At this stage in the proceedings, however, the Court may not judge the Government's case to determine whether a single conspiracy or multiple conspiracies exist. “Provided that the conspiracy charge is put forward in good faith, the combination of a conspiracy count with counts charging acts in furtherance of the conspiracy will survive attack under Rule 8(b).” Somers, 496 F.2d at 730. The question of whether a single or multiple conspiracies existed is a fact question for the jury. United States v. Smith, 789 F.2d 196, 200 (3d Cir.), cert. denied, 479 U.S. 1017, 107 S.Ct. 668, 93 L.Ed.2d 720 (1986). As the defendants have made no allegation of bad faith on the part of the prosecution in drafting the superseding indictment, the Court may not pre-judge the Government’s case. Accordingly, joinder is proper under Rule 8(b).

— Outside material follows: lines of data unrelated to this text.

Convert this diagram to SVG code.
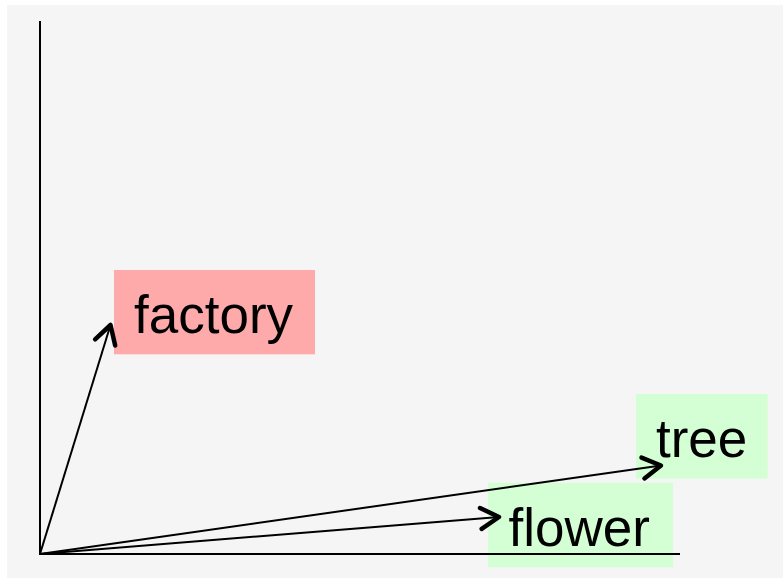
<svg xmlns="http://www.w3.org/2000/svg" width="783" height="579" viewBox="0 0 783 579">
  <style>
    .lbl { font-family: "Liberation Sans", Arial, sans-serif; font-size: 53px; fill: #000000; }
    .red { fill: #ffaaaa; }
    .green { fill: #d4ffd4; }
    .axis { stroke: #000000; stroke-width: 2; fill: none; }
    .conn { stroke: #000000; stroke-width: 2; fill: none; marker-end: url(#chev); }
  </style>
  <defs>
    <marker id="chev" markerUnits="userSpaceOnUse" orient="auto" refX="0" refY="0" markerWidth="60" markerHeight="60" overflow="visible">
      <path d="M -18.2 -10.5 L 0 0 L -18.2 10.5" fill="none" stroke="#000000" stroke-width="4.5" stroke-linecap="round" stroke-linejoin="round"/>
    </marker>
  </defs>
  <rect x="7" y="5" width="776" height="573" fill="#f5f5f5"/>
  <g id="factory">
    <rect class="red" x="114" y="270" width="201" height="84.3"/>
  </g>
  <g id="tree">
    <rect class="green" x="636" y="394" width="131.7" height="84.5"/>
  </g>
  <g id="flower">
    <rect class="green" x="488" y="482.7" width="185" height="84.6"/>
  </g>
  <g id="axes">
    <line class="axis" x1="40" y1="21" x2="40" y2="555"/>
    <line class="axis" x1="39" y1="554" x2="680" y2="554"/>
  </g>
  <g id="connectors">
    <line class="conn" x1="40" y1="554" x2="110.5" y2="325"/>
    <line class="conn" x1="40" y1="554" x2="661" y2="465.5"/>
    <line class="conn" x1="40" y1="554" x2="499" y2="517"/>
  </g>
  <g id="labels">
    <text class="lbl" x="134" y="332.7">factory</text>
    <text class="lbl" x="656" y="456.7">tree</text>
    <text class="lbl" x="508.5" y="546">flower</text>
  </g>
</svg>
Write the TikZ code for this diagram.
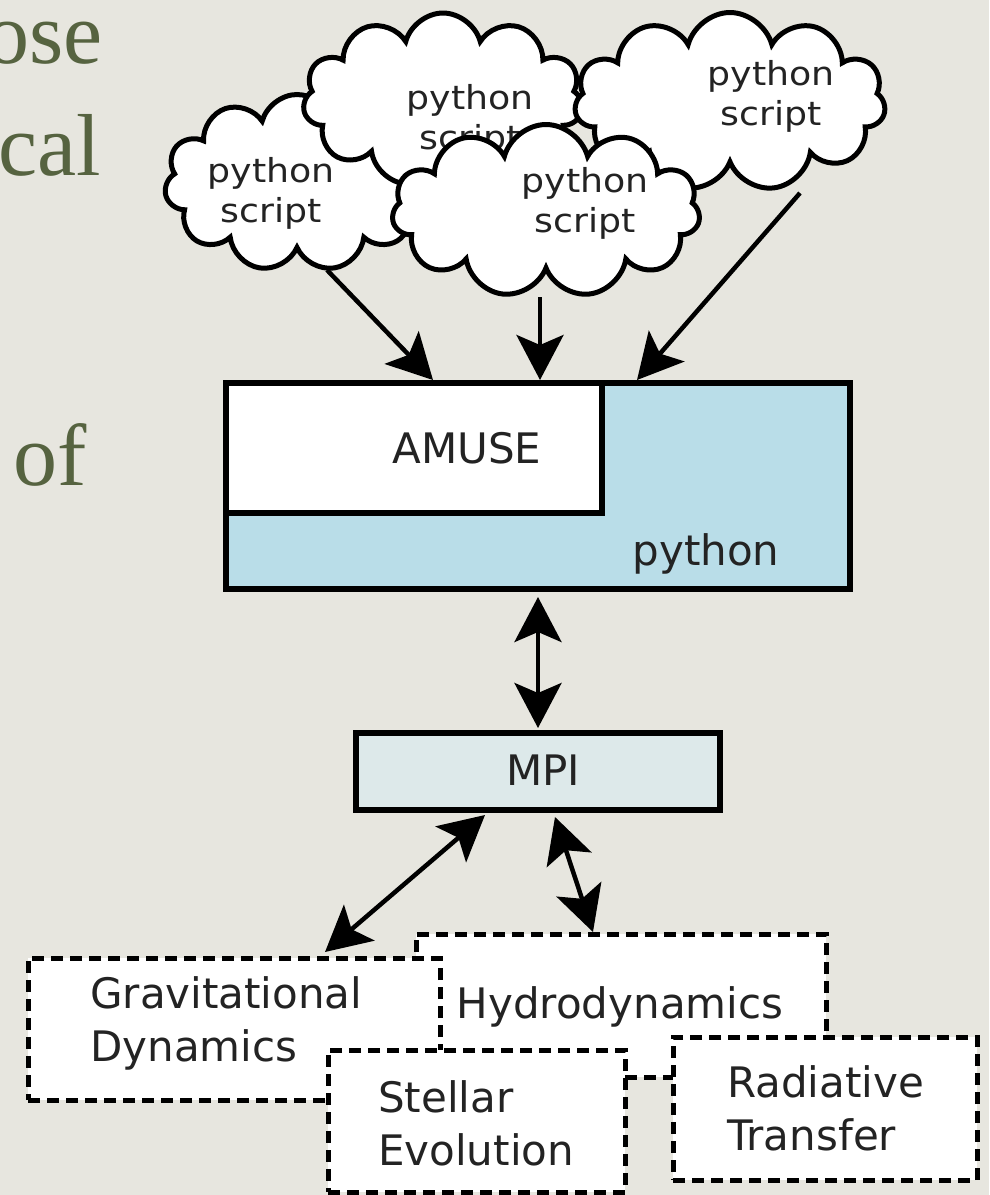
\documentclass[tikz,border=0pt]{standalone}
\usepackage{fontspec}
\newfontfamily\dvs{DejaVu Sans}
\newfontfamily\dvw[FakeStretch=1.1]{DejaVu Sans}
\newfontfamily\lser{Liberation Serif}
\usetikzlibrary{arrows.meta,shapes.symbols}
\definecolor{bg}{RGB}{231,230,223}
\definecolor{olive}{RGB}{86,99,64}
\definecolor{pyblue}{RGB}{185,221,232}
\definecolor{mpiblue}{RGB}{221,233,234}
\definecolor{ink}{RGB}{35,35,35}
\begin{document}
\begin{tikzpicture}[x=1pt,y=1pt,
  cloudshape/.style={cloud, cloud puffs=11, cloud puff arc=150, cloud ignores aspect, draw=black, fill=white, line width=5pt, inner sep=0pt},
  cloudtext/.style={font=\dvw\fontsize{33}{40}\selectfont, text=ink, align=center, anchor=base, inner sep=0pt},
  arr/.style={line width=4.5pt, -{Stealth[length=45pt,width=47pt,inset=10pt]}},
  darr/.style={line width=4.5pt, {Stealth[length=45pt,width=47pt,inset=10pt]}-{Stealth[length=45pt,width=47pt,inset=10pt]}},
  solidbox/.style={draw=black, line width=6pt, inner sep=0pt},
  dbox/.style={draw=black, fill=white, line width=5pt, dash pattern=on 12pt off 7pt, inner sep=0pt},
  boxtext/.style={font=\dvs\fontsize{42}{53}\selectfont, text=ink, inner sep=0pt},
  sidetext/.style={font=\lser\fontsize{88}{100}\selectfont, text=olive, inner sep=0pt}
]
\useasboundingbox (0,0) rectangle (989,-1195);
\fill[bg] (0,0) rectangle (989,-1195);

% fragments of slide text
\node[sidetext, anchor=base east] (s1) at (103,-63) {ose};
\node[sidetext, anchor=base east] (s2) at (101,-175) {cal};
\node[sidetext, anchor=base west] (s3) at (13,-485) {of};

% clouds (base anchor = baseline of the last line)
\node[cloudshape, minimum width=265pt, minimum height=177pt] (cA) at (297,-183) {};
\node[cloudtext] (cAt) at (271,-222) {python\\script};
\node[cloudshape, minimum width=280pt, minimum height=174pt] (cB) at (443,-100) {};
\node[cloudtext] (cBt) at (470,-149) {python\\script};
\node[cloudshape, minimum width=311pt, minimum height=179pt] (cC) at (730,-102) {};
\node[cloudtext] (cCt) at (771,-125) {python\\script};
\node[cloudshape, minimum width=308pt, minimum height=173pt] (cD) at (546,-211) {};
\node[cloudtext] (cDt) at (585,-232) {python\\script};

% python / AMUSE box
\node[solidbox, fill=pyblue, minimum width=624pt, minimum height=206pt] (pybox) at (538,-486) {};
\node[solidbox, fill=white, minimum width=376pt, minimum height=130pt] (amuse) at (414,-448) {};
\node[boxtext] (amuseT) at (467,-448) {AMUSE};
\node[boxtext, anchor=base] (pyT) at (706,-565) {python};

% MPI
\node[solidbox, fill=mpiblue, minimum width=364pt, minimum height=77pt] (mpi) at (538,-771.5) {};
\node[boxtext] (mpiT) at (543,-770) {MPI};

% arrows from scripts
\coordinate (sA) at (327,-270); \coordinate (tA) at (433,-380);
\coordinate (sD) at (540,-297); \coordinate (tD) at (540,-380);
\coordinate (sC) at (800,-193); \coordinate (tC) at (637,-380);
\draw[arr] (sA) -- (tA);
\draw[arr] (sD) -- (tD);
\draw[arr] (sC) -- (tC);

% double arrows
\coordinate (m1) at (538,-597); \coordinate (m2) at (538,-728);
\draw[darr] (m1) -- (m2);
\coordinate (g1) at (485,-815); \coordinate (g2) at (325,-952);
\draw[darr] (g1) -- (g2);
\coordinate (h1) at (555,-817); \coordinate (h2) at (593,-932);
\draw[darr] (h1) -- (h2);

% module boxes
\node[dbox, minimum width=410pt, minimum height=143pt] (hydro) at (621,-1005.5) {};
\node[boxtext, anchor=base] (hydroT) at (620,-1018) {Hydrodynamics};
\node[dbox, minimum width=412pt, minimum height=142pt] (grav) at (234,-1029) {};
\node[boxtext, align=left, anchor=base west] (gravT) at (90,-1061) {Gravitational\\Dynamics};
\node[dbox, minimum width=297pt, minimum height=142pt] (stellar) at (476.5,-1121) {};
\node[boxtext, align=left, anchor=base west] (stellarT) at (378,-1165) {Stellar\\Evolution};
\node[dbox, minimum width=304pt, minimum height=143pt] (rad) at (825,-1108.5) {};
\node[boxtext, align=left, anchor=base west] (radT) at (727,-1150) {Radiative\\Transfer};
\end{tikzpicture}
\end{document}
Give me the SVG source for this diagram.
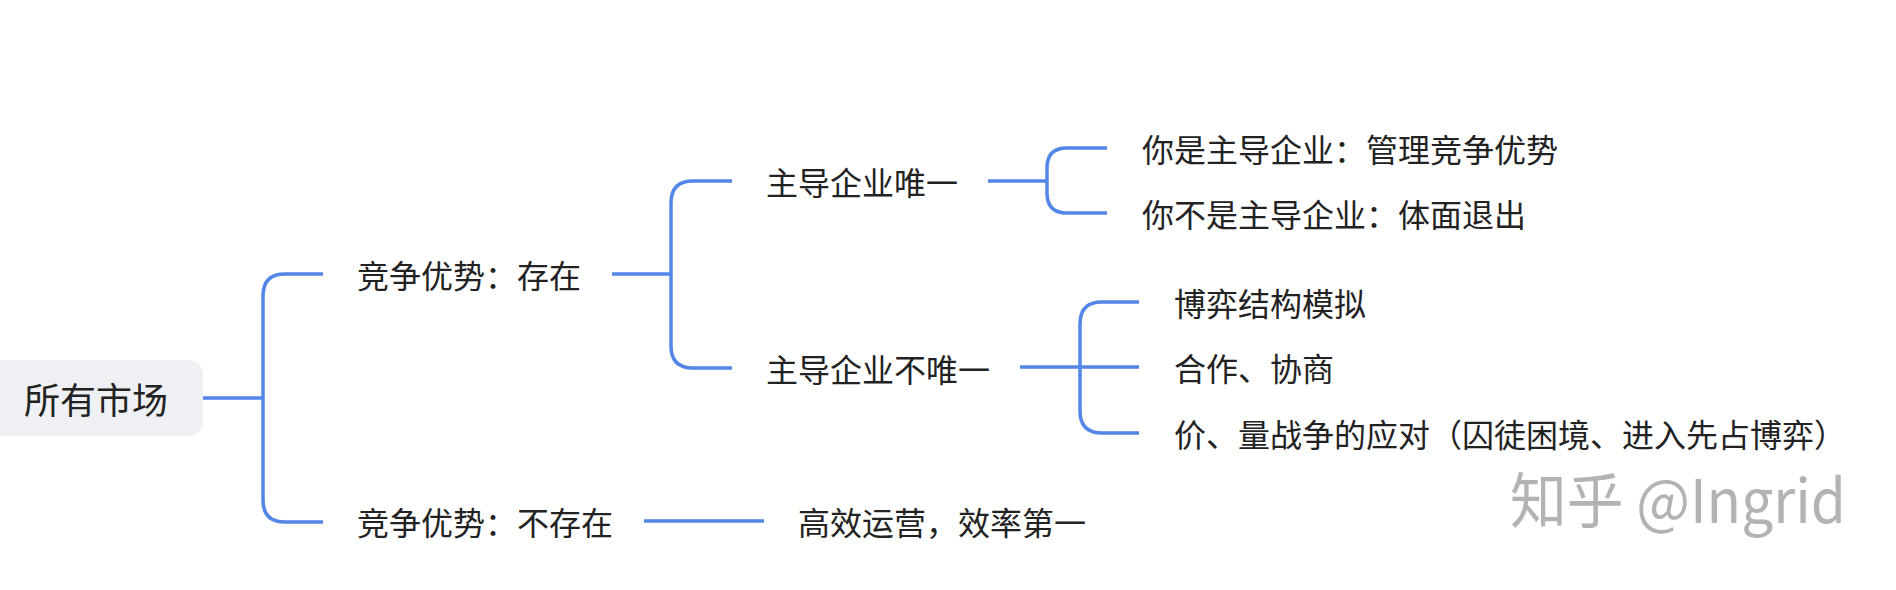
<svg xmlns="http://www.w3.org/2000/svg" width="1896" height="590" viewBox="0 0 1896 590">
<style>
.t{font-family:"Noto Sans CJK SC","Noto Sans",sans-serif;font-size:32px;fill:#222222;dominant-baseline:central}
.root{font-size:36px}
.c{fill:none;stroke:#5485e8;stroke-width:3.5;stroke-linecap:butt;stroke-linejoin:round}
.wm{font-family:"Noto Sans CJK SC","Noto Sans",sans-serif;font-size:60px;fill:#b3b3b3}
</style>
<rect width="1896" height="590" fill="#ffffff"/>
<g id="connectors">
<path class="c" d="M203 398 H263"/>
<path class="c" d="M323 274 H285 Q263 274 263 296 V500 Q263 522 285 522 H323"/>
<path class="c" d="M612 274 H671"/>
<path class="c" d="M732 181 H693 Q671 181 671 203 V346 Q671 368 693 368 H732"/>
<path class="c" d="M988 181 H1047"/>
<path class="c" d="M1107 148 H1067 Q1047 148 1047 168 V193 Q1047 213 1067 213 H1107"/>
<path class="c" d="M1020 367 H1139"/>
<path class="c" d="M1139 302 H1102 Q1080 302 1080 324 V411 Q1080 433 1102 433 H1139"/>
<path class="c" d="M644 521 H764"/>
</g>
<g id="root">
<rect x="-20" y="360" width="223" height="76" rx="14" fill="#eef0f3"/>
<text class="t root" x="24" y="398">所有市场</text>
</g>
<g id="n-exist"><text class="t" x="357" y="274">竞争优势：存在</text></g>
<g id="n-notexist"><text class="t" x="357" y="521">竞争优势：不存在</text></g>
<g id="n-unique"><text class="t" x="766" y="181">主导企业唯一</text></g>
<g id="n-notunique"><text class="t" x="766" y="368">主导企业不唯一</text></g>
<g id="n-you"><text class="t" x="1142" y="148">你是主导企业：管理竞争优势</text></g>
<g id="n-younot"><text class="t" x="1142" y="213">你不是主导企业：体面退出</text></g>
<g id="n-game"><text class="t" x="1174" y="302">博弈结构模拟</text></g>
<g id="n-coop"><text class="t" x="1174" y="367">合作、协商</text></g>
<g id="n-price"><text class="t" x="1174" y="433">价、量战争的应对（囚徒困境、进入先占博弈）</text></g>
<g id="n-eff"><text class="t" x="798" y="521">高效运营，效率第一</text></g>
<g id="watermark">
<text class="wm" x="1510" y="523" textLength="336" lengthAdjust="spacingAndGlyphs">知乎 @Ingrid</text>
</g>
</svg>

The decision to grant or deny a motion for severance under Rule 14 rests in the sound discretion of the trial court. United States v. Reicherter, 647 F.2d 397, 400 (3d Cir.1981). Before relief may be granted under that rule, the defendant must show “clear and substantial prejudice.” United States v. Gorecki, 813 F.2d 40, 43 (3d Cir.1987). “[Djefendants are not entitled to severance merely because the evidence may be more damaging against a co-defendant and there is a danger of spillover.” United States v. DiPasquale, 561 F.Supp. 1338, 1347 (E.D.Pa.1983), aff'd, 740 F.2d 1282 (3d Cir.1984), cert. denied, 469 U.S. 1228, 105 S.Ct. 1226, 84 L.Ed.2d 364 (1985).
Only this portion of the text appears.